**EXERCISE**:
Write out the entire listing below exactly, with the pictures left out.

┌──

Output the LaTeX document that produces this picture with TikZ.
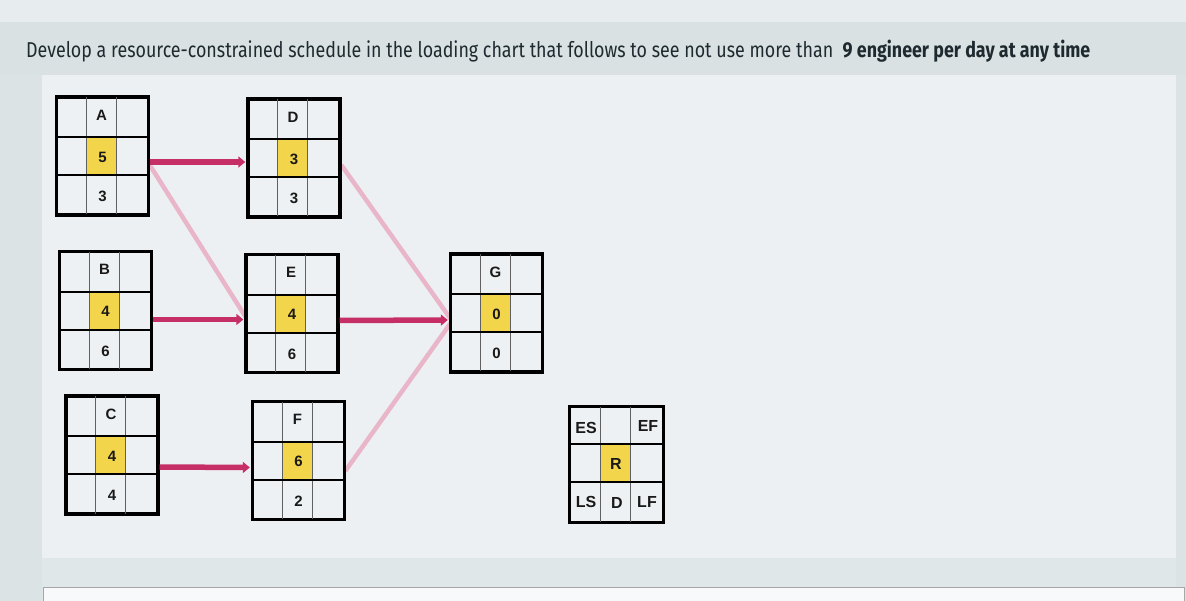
\documentclass[tikz,border=0pt]{standalone}
\usepackage{fontspec}
\usepackage{graphicx}
\setmainfont{Liberation Sans}
\newfontfamily\headfont{Fira Sans}
\usetikzlibrary{calc,arrows.meta}
\definecolor{bgtop}{HTML}{E7ECEE}
\definecolor{bghead}{HTML}{D9E1E3}
\definecolor{bgside}{HTML}{DCE3E5}
\definecolor{panel}{HTML}{EDF0F2}
\definecolor{cellbg}{HTML}{EEF1F3}
\definecolor{hilite}{HTML}{F2D54A}
\definecolor{magarrow}{HTML}{C52F66}
\definecolor{pinkline}{HTML}{E8B6C8}
\definecolor{txt}{HTML}{1E2A30}
\tikzset{
  actbox/.style={draw=black, line width=2.4pt, minimum width=91pt, minimum height=117pt, inner sep=0pt, fill=cellbg},
  colline/.style={draw=gray!75!black, line width=1.3pt},
  rowline/.style={draw=black, line width=2pt},
  celltxt/.style={font=\bfseries\fontsize{15}{15}\selectfont, text=black!90, inner sep=0pt},
  legtxt/.style={font=\bfseries\fontsize{16}{16}\selectfont, text=black!90, inner sep=0pt},
  strong/.style={draw=magarrow, line width=5.5pt, -{Triangle[length=7pt,width=11pt]}},
  weak/.style={draw=pinkline, line width=4.5pt, line cap=round},
}
% name, x, y, top, mid, bottom
\newcommand\actbox[6]{%
  \node[actbox] (#1) at (#2,#3) {};
  \fill[hilite] ($(#1.north west)+(31,42)$) rectangle ($(#1.north west)+(61,78)$);
  \draw[colline] ($(#1.north west)+(30.5,0)$) -- ($(#1.south west)+(30.5,0)$);
  \draw[colline] ($(#1.north west)+(60.5,0)$) -- ($(#1.south west)+(60.5,0)$);
  \draw[rowline] ($(#1.north west)+(0,41)$) -- ($(#1.north east)+(0,41)$);
  \draw[rowline] ($(#1.north west)+(0,79)$) -- ($(#1.north east)+(0,79)$);
  \draw[black, line width=2.4pt] (#1.north west) rectangle (#1.south east);
  \node[celltxt] (#1-t) at ($(#1.north)+(-1,19)$) {#4};
  \node[celltxt] (#1-m) at ($(#1.center)+(0,1)$) {#5};
  \node[celltxt] (#1-b) at ($(#1.south)+(0,-19)$) {#6};
}
\begin{document}
\begin{tikzpicture}[x=1pt,y=-1pt]
\useasboundingbox (0,0) rectangle (1186,601);
% background
\fill[bgtop] (0,0) rectangle (1186,601);
\fill[bghead] (0,22) rectangle (1186,75);
\fill[bgside] (0,75) rectangle (42,601);
\fill[bgside] (1176,75) rectangle (1186,601);
\fill[panel] (42,75) rectangle (1176,558);
\fill[bgside!60!bgtop] (42,558) rectangle (1176,601);
\fill[white!60!panel, draw=gray!70, line width=0.8pt] (43,587) rectangle (1184,610);
% heading
\node[anchor=base west, inner sep=0pt, text=txt] (title) at (26,58)
  {\resizebox{1064pt}{\height}{\headfont\fontsize{21.5}{21.5}\selectfont Develop a resource-constrained schedule in the loading chart that follows to see not use more than\ \ \textbf{9 engineer per day at any time}}};
% weak links
\coordinate (a1) at (151,167);
\coordinate (e1) at (245,316);
\coordinate (d1) at (342,166);
\coordinate (g1) at (450,318);
\coordinate (f1) at (346,470);
\coordinate (g2) at (450,324);
\draw[weak] (a1) -- (e1);
\draw[weak] (d1) -- (g1);
\draw[weak] (f1) -- (g2);
% boxes
\actbox{A}{102.5}{156}{A}{5}{3}
\actbox{D}{294}{158}{D}{3}{3}
\actbox{B}{105.5}{310.5}{B}{4}{6}
\actbox{E}{292}{313.5}{E}{4}{6}
\actbox{G}{496.5}{313}{G}{0}{0}
\actbox{C}{112}{455}{C}{4}{4}
\actbox{F}{298.5}{460.5}{F}{6}{2}
% legend box
\node[actbox, minimum width=93pt, minimum height=115pt] (L) at (616.5,464.5) {};
\fill[hilite] ($(L.north west)+(32,39)$) rectangle ($(L.north west)+(62,76)$);
\draw[colline] ($(L.north west)+(31.5,0)$) -- ($(L.south west)+(31.5,0)$);
\draw[colline] ($(L.north west)+(61.5,0)$) -- ($(L.south west)+(61.5,0)$);
\draw[rowline] ($(L.north west)+(0,38)$) -- ($(L.north east)+(0,38)$);
\draw[rowline] ($(L.north west)+(0,76)$) -- ($(L.north east)+(0,76)$);
\draw[black, line width=2.4pt] (L.north west) rectangle (L.south east);
\node[legtxt] (L-es) at (586,428) {ES};
\node[legtxt] (L-ef) at (648,426) {EF};
\node[legtxt] (L-r) at (616,464) {R};
\node[legtxt] (L-ls) at (586,502) {LS};
\node[legtxt] (L-d) at (617,503) {D};
\node[legtxt] (L-lf) at (647,502) {LF};
% strong links
\draw[strong] ($(A.east)+(1,6)$) -- ($(D.west)+(-2,4)$);
\draw[strong] ($(B.east)+(1,9)$) -- ($(E.west)+(-2,6)$);
\draw[strong] ($(E.east)+(1,7)$) -- ($(G.west)+(-2,7)$);
\draw[strong] ($(C.east)+(1,12)$) -- ($(F.west)+(-2,7)$);
\end{tikzpicture}
\end{document}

└──

**ANSWER FOR THIS EXERCISE**:
Output the LaTeX document that produces this picture with TikZ.
\documentclass[tikz,border=0pt]{standalone}
\usepackage{fontspec}
\usepackage{graphicx}
\setmainfont{Liberation Sans}
\newfontfamily\headfont{Fira Sans}
\usetikzlibrary{calc,arrows.meta}
\definecolor{bgtop}{HTML}{E7ECEE}
\definecolor{bghead}{HTML}{D9E1E3}
\definecolor{bgside}{HTML}{DCE3E5}
\definecolor{panel}{HTML}{EDF0F2}
\definecolor{cellbg}{HTML}{EEF1F3}
\definecolor{hilite}{HTML}{F2D54A}
\definecolor{magarrow}{HTML}{C52F66}
\definecolor{pinkline}{HTML}{E8B6C8}
\definecolor{txt}{HTML}{1E2A30}
\tikzset{
  actbox/.style={draw=black, line width=2.4pt, minimum width=91pt, minimum height=117pt, inner sep=0pt, fill=cellbg},
  colline/.style={draw=gray!75!black, line width=1.3pt},
  rowline/.style={draw=black, line width=2pt},
  celltxt/.style={font=\bfseries\fontsize{15}{15}\selectfont, text=black!90, inner sep=0pt},
  legtxt/.style={font=\bfseries\fontsize{16}{16}\selectfont, text=black!90, inner sep=0pt},
  strong/.style={draw=magarrow, line width=5.5pt, -{Triangle[length=7pt,width=11pt]}},
  weak/.style={draw=pinkline, line width=4.5pt, line cap=round},
}
% name, x, y, top, mid, bottom
\newcommand\actbox[6]{%
  \node[actbox] (#1) at (#2,#3) {};
  \fill[hilite] ($(#1.north west)+(31,42)$) rectangle ($(#1.north west)+(61,78)$);
  \draw[colline] ($(#1.north west)+(30.5,0)$) -- ($(#1.south west)+(30.5,0)$);
  \draw[colline] ($(#1.north west)+(60.5,0)$) -- ($(#1.south west)+(60.5,0)$);
  \draw[rowline] ($(#1.north west)+(0,41)$) -- ($(#1.north east)+(0,41)$);
  \draw[rowline] ($(#1.north west)+(0,79)$) -- ($(#1.north east)+(0,79)$);
  \draw[black, line width=2.4pt] (#1.north west) rectangle (#1.south east);
  \node[celltxt] (#1-t) at ($(#1.north)+(-1,19)$) {#4};
  \node[celltxt] (#1-m) at ($(#1.center)+(0,1)$) {#5};
  \node[celltxt] (#1-b) at ($(#1.south)+(0,-19)$) {#6};
}
\begin{document}
\begin{tikzpicture}[x=1pt,y=-1pt]
\useasboundingbox (0,0) rectangle (1186,601);
% background
\fill[bgtop] (0,0) rectangle (1186,601);
\fill[bghead] (0,22) rectangle (1186,75);
\fill[bgside] (0,75) rectangle (42,601);
\fill[bgside] (1176,75) rectangle (1186,601);
\fill[panel] (42,75) rectangle (1176,558);
\fill[bgside!60!bgtop] (42,558) rectangle (1176,601);
\fill[white!60!panel, draw=gray!70, line width=0.8pt] (43,587) rectangle (1184,610);
% heading
\node[anchor=base west, inner sep=0pt, text=txt] (title) at (26,58)
  {\resizebox{1064pt}{\height}{\headfont\fontsize{21.5}{21.5}\selectfont Develop a resource-constrained schedule in the loading chart that follows to see not use more than\ \ \textbf{9 engineer per day at any time}}};
% weak links
\coordinate (a1) at (151,167);
\coordinate (e1) at (245,316);
\coordinate (d1) at (342,166);
\coordinate (g1) at (450,318);
\coordinate (f1) at (346,470);
\coordinate (g2) at (450,324);
\draw[weak] (a1) -- (e1);
\draw[weak] (d1) -- (g1);
\draw[weak] (f1) -- (g2);
% boxes
\actbox{A}{102.5}{156}{A}{5}{3}
\actbox{D}{294}{158}{D}{3}{3}
\actbox{B}{105.5}{310.5}{B}{4}{6}
\actbox{E}{292}{313.5}{E}{4}{6}
\actbox{G}{496.5}{313}{G}{0}{0}
\actbox{C}{112}{455}{C}{4}{4}
\actbox{F}{298.5}{460.5}{F}{6}{2}
% legend box
\node[actbox, minimum width=93pt, minimum height=115pt] (L) at (616.5,464.5) {};
\fill[hilite] ($(L.north west)+(32,39)$) rectangle ($(L.north west)+(62,76)$);
\draw[colline] ($(L.north west)+(31.5,0)$) -- ($(L.south west)+(31.5,0)$);
\draw[colline] ($(L.north west)+(61.5,0)$) -- ($(L.south west)+(61.5,0)$);
\draw[rowline] ($(L.north west)+(0,38)$) -- ($(L.north east)+(0,38)$);
\draw[rowline] ($(L.north west)+(0,76)$) -- ($(L.north east)+(0,76)$);
\draw[black, line width=2.4pt] (L.north west) rectangle (L.south east);
\node[legtxt] (L-es) at (586,428) {ES};
\node[legtxt] (L-ef) at (648,426) {EF};
\node[legtxt] (L-r) at (616,464) {R};
\node[legtxt] (L-ls) at (586,502) {LS};
\node[legtxt] (L-d) at (617,503) {D};
\node[legtxt] (L-lf) at (647,502) {LF};
% strong links
\draw[strong] ($(A.east)+(1,6)$) -- ($(D.west)+(-2,4)$);
\draw[strong] ($(B.east)+(1,9)$) -- ($(E.west)+(-2,6)$);
\draw[strong] ($(E.east)+(1,7)$) -- ($(G.west)+(-2,7)$);
\draw[strong] ($(C.east)+(1,12)$) -- ($(F.west)+(-2,7)$);
\end{tikzpicture}
\end{document}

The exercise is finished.